Lee is a mother of two boys, one of whom has special needs. For Porsha, it was a broken engagement and alcohol addiction that prevented her from simply being her.

"Alcohol is really tough. It's just one of those things where you think you've got it under control and before you know it, you're like whoa," she said.

She sought help and constantly prayed. And in May of last year, a place called Acres of Diamonds answered those prayers.

"I'm able to really focus on my kids' needs. And do that healthy," said Lee.

Jennifer Paddock is the executive director of Acres. She says it serves as a desperately needed resource in the region.

"Pretty much every mom and child that we serve, they are survivors of unthinkable trauma," she said. "Homeless moms and kids, young moms and kids, and I did not know this before I came to Acres, they are actually more than half of the homeless in our state. And they are largely the least served."

Everything at Acres caters to that need. It's a place for kids to play with toys and ride bikes. Many items, including toys and clothes, are donated from the community. On the property, there are 17 apartments for women and families.

There is also a large gathering space. Even that serves a purpose.

"This is to experience their home as a place where celebrations happen, compared to what they experienced before," said Paddock.

It's also a place to heal and learn a new skill or two.

"Right from the first day they get to Acres, they're working on budgets, which at first is not their favorite thing to work on, but we know it takes a long time to develop a household budget. But that alone can make you homeless," said Paddock.

Acres also provides parenting classes, counseling and meetings with case managers. On average, a family stays at Acres for about two years.

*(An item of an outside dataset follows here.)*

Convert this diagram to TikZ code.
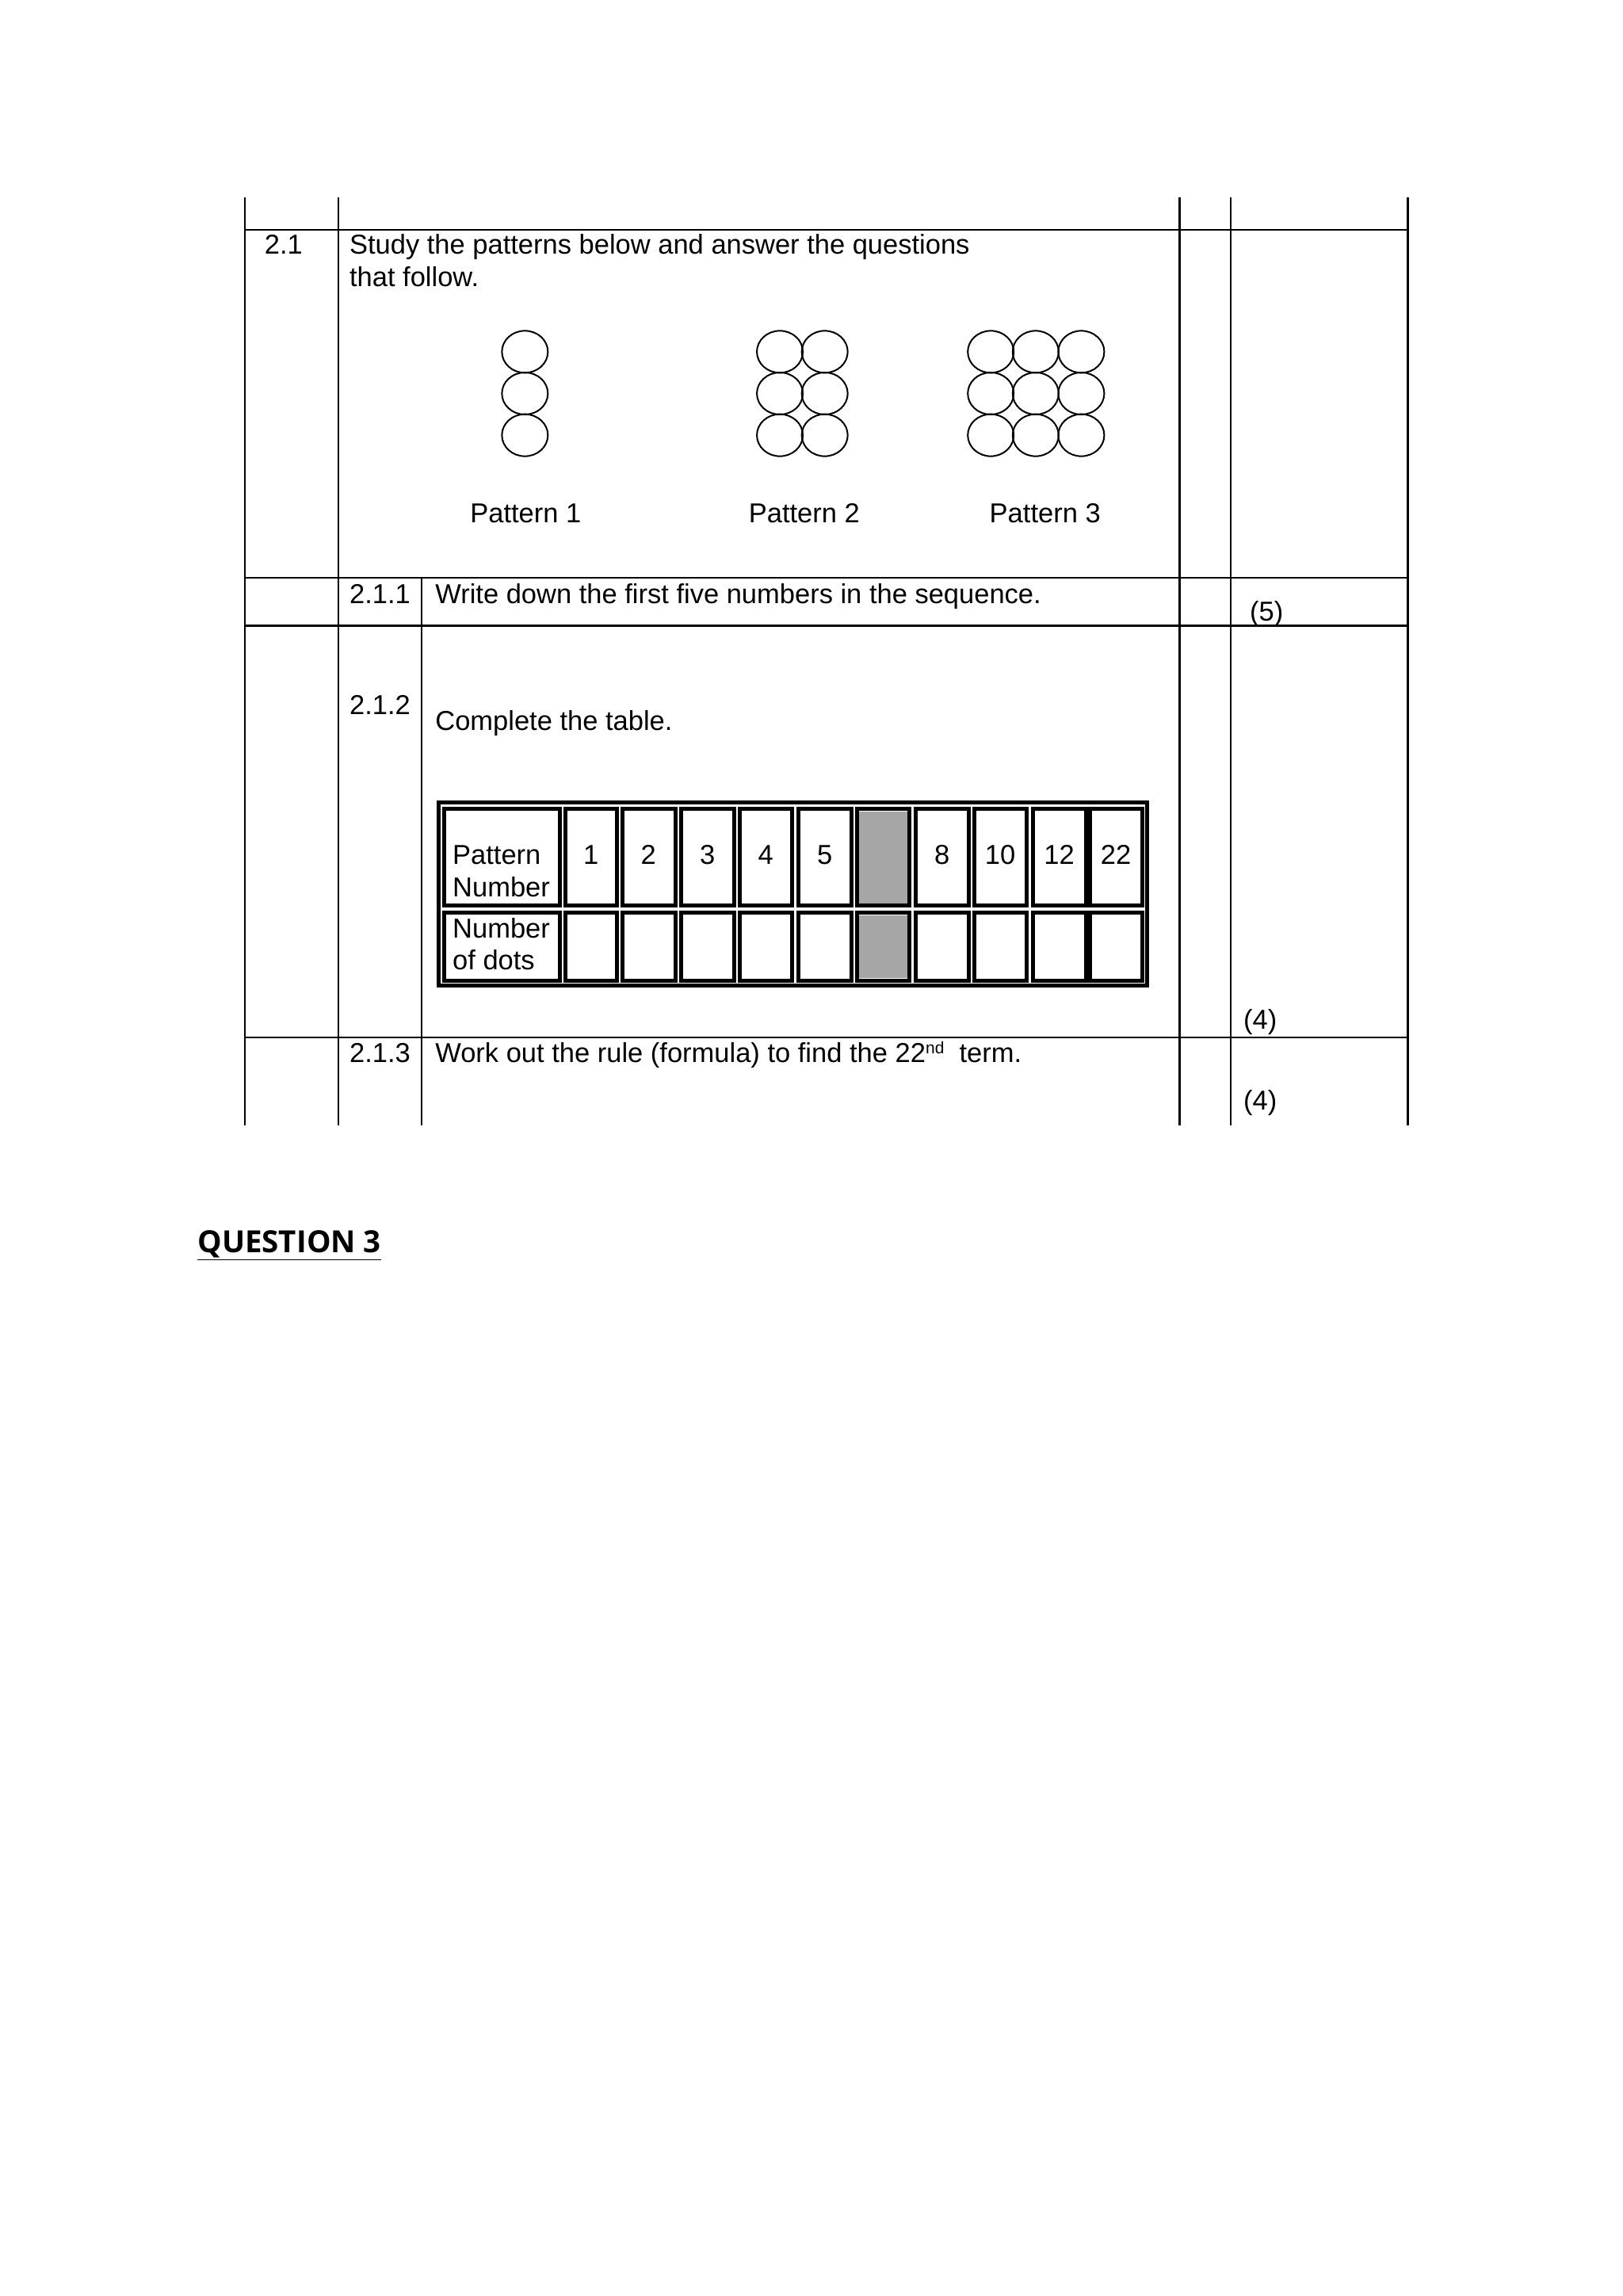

"They're in a place where they can heal. And it's amazing what can happen in one or two years of that kind of support," Paddock said.

When Porsha first got to Acres, she noticed a doll that reminded her of her past.

"When I was here, there was one of those dolls, and I was like, 'Oh my goodness.' It just reminded me of a time when I felt life was right," she said.

With the help of Acres of Diamonds, Lee hopes to have that feeling again.

"They say it takes a community. And now I'm really understanding what that really means. It is so important," Lee said.

Acres of Diamonds plans on expanding to 21 apartment units. They will break ground on that project in the spring. Acres helps about 50 women and 80 kids in a given year.